No one said it was logical.
It’s probably that paying with cash is actually quicker than with a card, particularly if a PIN is required. (That’s why efficiency-loving people in Germany are often annoyed by the foreigners paying by card at the supermarket, in particular if it’s only for a bar of chocolate.)
Of course, there is always the one counter-example of a grandma looking for coins, but then, she would also take ages to find the notebook in which she wrote down the PIN.
And with a card, you never know how much money you have with you.
If the card doesn’t require a PIN, which is the only way it’s really quicker than cash, then it’s a much bigger loss when it is stolen.
Lastly, maybe you don’t want the card company, the bank, the processing company, any hacker and the intelligence service to know where you shopped at what time, where you ate what at what time, who else was there at exactly the same time, or which type of magazines or books you bought, and what your diet is based on your grocery shopping.
All valid points Andreas, but I just don’t buy it (so to speak). Paying by card is a digital fingerprint, but most people are happy to provide all kinds of data to anonymous companies via their smartphone apps, including geolocation data (although that’s very handy when one of your colleagues has accidentally taken your phone home with them).
I don’t mind carrying cash, but it’s far less user friendly in a city where there’s a shortage of ATMs and ‘private’ ATMs charge €5 for the privilege of using them. I much prefer pin or contactless payments, even if it means a small delay occasionally at the checkout.
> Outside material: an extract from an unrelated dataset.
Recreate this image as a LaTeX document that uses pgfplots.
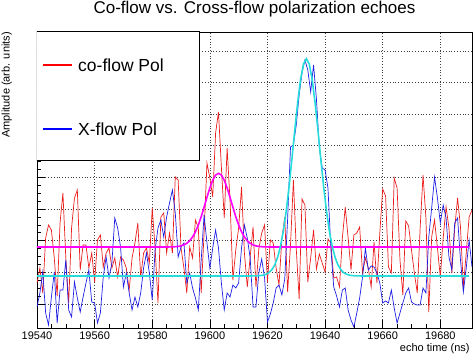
\documentclass[border=0pt]{standalone}
\usepackage{fontspec}
\setmainfont{Liberation Sans}
\usepackage{pgfplots}
\pgfplotsset{compat=1.18}
\definecolor{fitcyan}{RGB}{40,220,220}
\definecolor{fitmag}{RGB}{255,0,255}
\definecolor{datred}{RGB}{235,30,30}
\definecolor{datblue}{RGB}{30,30,230}
\begin{document}
\begin{tikzpicture}
\useasboundingbox (-37pt,-27pt) rectangle (437pt,328pt);
\begin{axis}[
 scale only axis, width=435pt, height=296pt,
 xmin=19540, xmax=19691, ymin=0, ymax=296,
 xtick={19540,19560,19580,19600,19620,19640,19660,19680},
 xticklabels={19540,19560,19580,19600,19620,19640,19660,19680},
 scaled x ticks=false,
 minor x tick num=3,
 ytick={24,55.65,87.3,118.95,150.6,182.25,213.9,245.55,277.2},
 yticklabels={},
 minor y tick num=3,
 xtick pos=left, ytick pos=left,
 tick align=inside,
 major tick length=8pt, minor tick length=4pt,
 tick style={black, line width=0.6pt},
 grid=major,
 major grid style={black!75, dash pattern=on 0.8pt off 2pt, line width=0.5pt},
 axis line style={line width=0.8pt},
 xticklabel style={font=\fontsize{11}{13}\selectfont},
 title={Co-flow vs. Cross-flow polarization echoes},
 title style={font=\fontsize{17}{20}\selectfont, at={(rel axis cs:0.5,1)}, anchor=base, yshift=12pt},
 xlabel={echo time (ns)},
 xlabel style={font=\fontsize{11}{13}\selectfont, at={(rel axis cs:0.995,-0.081)}, anchor=base east, inner sep=0pt},
 ylabel={Amplitude (arb. units)},
 ylabel style={font=\fontsize{11}{13}\selectfont, at={(rel axis cs:-0.0575,1)}, anchor=south east, inner sep=0pt},
]
\addplot[datred, line width=0.7pt] coordinates {
(19540,45) (19541,60) (19542,35) (19543,90) (19544,103) (19545,98) (19546,70) (19547,32) (19548,105) (19549,135)
(19550,70) (19551,25) (19552,100) (19553,130) (19554,138) (19555,58) (19556,83) (19557,83) (19558,60) (19559,75)
(19560,46) (19561,88) (19562,93) (19563,61) (19564,75) (19565,80) (19566,60) (19567,70) (19568,51) (19569,71)
(19570,68) (19571,60) (19572,38) (19573,70) (19574,85) (19575,105) (19576,51) (19577,75) (19578,80) (19579,65)
(19580,120) (19581,80) (19582,25) (19583,111) (19584,115) (19585,75) (19586,95) (19587,75) (19588,151) (19589,148)
(19590,80) (19591,60) (19592,35) (19593,81) (19594,70) (19595,108) (19596,100) (19597,35) (19598,95) (19599,165)
(19600,150) (19601,131) (19602,195) (19603,216) (19604,161) (19605,110) (19606,180) (19607,128) (19608,48) (19609,78)
(19610,100) (19611,141) (19612,75) (19613,41) (19614,71) (19615,101) (19616,41) (19617,79) (19618,95) (19619,103)
(19620,46) (19621,88) (19622,85) (19623,60) (19624,43) (19625,89) (19626,111) (19627,36) (19628,83) (19629,148)
(19630,79) (19631,29) (19632,129) (19633,123) (19634,46) (19635,70) (19636,98) (19637,59) (19638,74) (19639,65)
(19640,56) (19641,89) (19642,85) (19643,50) (19644,51) (19645,41) (19646,90) (19647,121) (19648,90) (19649,58)
(19650,93) (19651,95) (19652,101) (19653,55) (19654,70) (19655,60) (19656,41) (19657,86) (19658,45) (19659,95)
(19660,139) (19661,132) (19662,61) (19663,55) (19664,150) (19665,140) (19666,68) (19667,33) (19668,107) (19669,102)
(19670,78) (19671,55) (19672,35) (19673,100) (19674,153) (19675,110) (19676,16) (19677,91) (19678,108) (19679,80)
(19680,51) (19681,90) (19682,121) (19683,100) (19684,55) (19685,100) (19686,130) (19687,101) (19688,41) (19689,75)
(19690,111) (19691,118)
};
\addplot[datblue, line width=0.7pt] coordinates {
(19540,21) (19541,35) (19542,56) (19543,15) (19544,3) (19545,31) (19546,56) (19547,5) (19548,38) (19549,38)
(19550,68) (19551,18) (19552,11) (19553,46) (19554,30) (19555,16) (19556,31) (19557,45) (19558,58) (19559,26)
(19560,25) (19561,5) (19562,15) (19563,51) (19564,71) (19565,50) (19566,65) (19567,110) (19568,100) (19569,81)
(19570,41) (19571,55) (19572,35) (19573,18) (19574,31) (19575,21) (19576,35) (19577,60) (19578,75) (19579,55)
(19580,28) (19581,78) (19582,100) (19583,108) (19584,91) (19585,111) (19586,125) (19587,138) (19588,115) (19589,71)
(19590,81) (19591,85) (19592,45) (19593,55) (19594,40) (19595,30) (19596,18) (19597,68) (19598,113) (19599,85)
(19600,60) (19601,80) (19602,98) (19603,80) (19604,45) (19605,18) (19606,35) (19607,31) (19608,43) (19609,40)
(19610,45) (19611,80) (19612,103) (19613,90) (19614,70) (19615,21) (19616,21) (19617,55) (19618,69) (19619,50)
(19620,6) (19621,14) (19622,25) (19623,40) (19624,43) (19625,33) (19626,49) (19627,109) (19628,181) (19629,183)
(19630,203) (19631,233) (19632,255) (19633,268) (19634,258) (19635,236) (19636,263) (19637,229) (19638,180) (19639,160)
(19640,158) (19641,140) (19642,80) (19643,41) (19644,32) (19645,21) (19646,38) (19647,40) (19648,18) (19649,8)
(19650,1) (19651,15) (19652,30) (19653,51) (19654,80) (19655,58) (19656,62) (19657,61) (19658,55) (19659,45)
(19660,25) (19661,27) (19662,25) (19663,38) (19664,20) (19665,5) (19666,15) (19667,25) (19668,35) (19669,40)
(19670,26) (19671,24) (19672,23) (19673,23) (19674,40) (19675,35) (19676,91) (19677,120) (19678,151) (19679,130)
(19680,105) (19681,123) (19682,110) (19683,71) (19684,58) (19685,105) (19686,110) (19687,68) (19688,36) (19689,60)
(19690,88) (19691,61)
};
\addplot[fitmag, line width=1.6pt] coordinates {
(19540,81) (19585,81) (19587,81.1) (19588,81.3) (19589,81.6) (19590,82.1) (19591,83.1) (19592,84.7) (19593,87.2)
(19594,91.0) (19595,96.2) (19596,103.0) (19597,111.3) (19598,120.8) (19599,130.7) (19600,140.0) (19601,147.8)
(19602,152.9) (19603,154.7) (19604,152.9) (19605,147.8) (19606,140.0) (19607,130.7) (19608,120.8) (19609,111.3)
(19610,103.0) (19611,96.2) (19612,91.0) (19613,87.2) (19614,84.7) (19615,83.1) (19616,82.1) (19617,81.6)
(19618,81.3) (19619,81.1) (19621,81) (19690,81)
};
\addplot[fitcyan, line width=1.6pt] coordinates {
(19540,52) (19614,52) (19615.5,52.1) (19616.5,52.2) (19617.5,52.4) (19618.5,52.8) (19619.5,53.7) (19620.5,55.3)
(19621.5,58.2) (19622.5,62.9) (19623.5,70.4) (19624.5,81.4) (19625.5,96.7) (19626.5,116.8) (19627.5,141.3)
(19628.5,169.2) (19629.5,198.4) (19630.5,226.0) (19631.5,248.9) (19632.5,264.0) (19633.5,269.3) (19634.5,264.0)
(19635.5,248.9) (19636.5,226.0) (19637.5,198.4) (19638.5,169.2) (19639.5,141.3) (19640.5,116.8) (19641.5,96.7)
(19642.5,81.4) (19643.5,70.4) (19644.5,62.9) (19645.5,58.2) (19646.5,55.3) (19647.5,53.7) (19648.5,52.8)
(19649.5,52.4) (19650.5,52.2) (19651.5,52.1) (19653,52) (19690,52)
};
% legend box
\draw[black, line width=1pt, fill=white] (rel axis cs:0,1) rectangle (rel axis cs:0.3747,0.5642);
\draw[draw=red, line width=1.4pt] (rel axis cs:0.0138,0.8885) -- (rel axis cs:0.0805,0.8885);
\node[anchor=west, inner sep=0pt, text height=12.5pt, text depth=0pt, font=\fontsize{17.5}{20}\selectfont]
  at (rel axis cs:0.0943,0.8885) {co-flow Pol};
\draw[draw=blue, line width=1.4pt] (rel axis cs:0.0138,0.6723) -- (rel axis cs:0.0805,0.6723);
\node[anchor=west, inner sep=0pt, text height=12.5pt, text depth=0pt, font=\fontsize{17.5}{20}\selectfont]
  at (rel axis cs:0.0943,0.6723) {X-flow Pol};
\end{axis}
\end{tikzpicture}
\end{document}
So given the need for carrying cash, does this affect the level of mugging compared to other cashless places?
That female statue is so beautiful, was she a Goddess?
Again, fascinating insights.
The statue is Clio, the muse of history. Apparently there were six similar statues but only two survived the war. Thankfully she was one of them.
Despite having our cellar broken into after living here for only a few weeks, Berlin is one of the safest big cities in Europe. Serious or violent crime is very low. Whether that changes with the changing demographics and wealth inequalities is to be seen!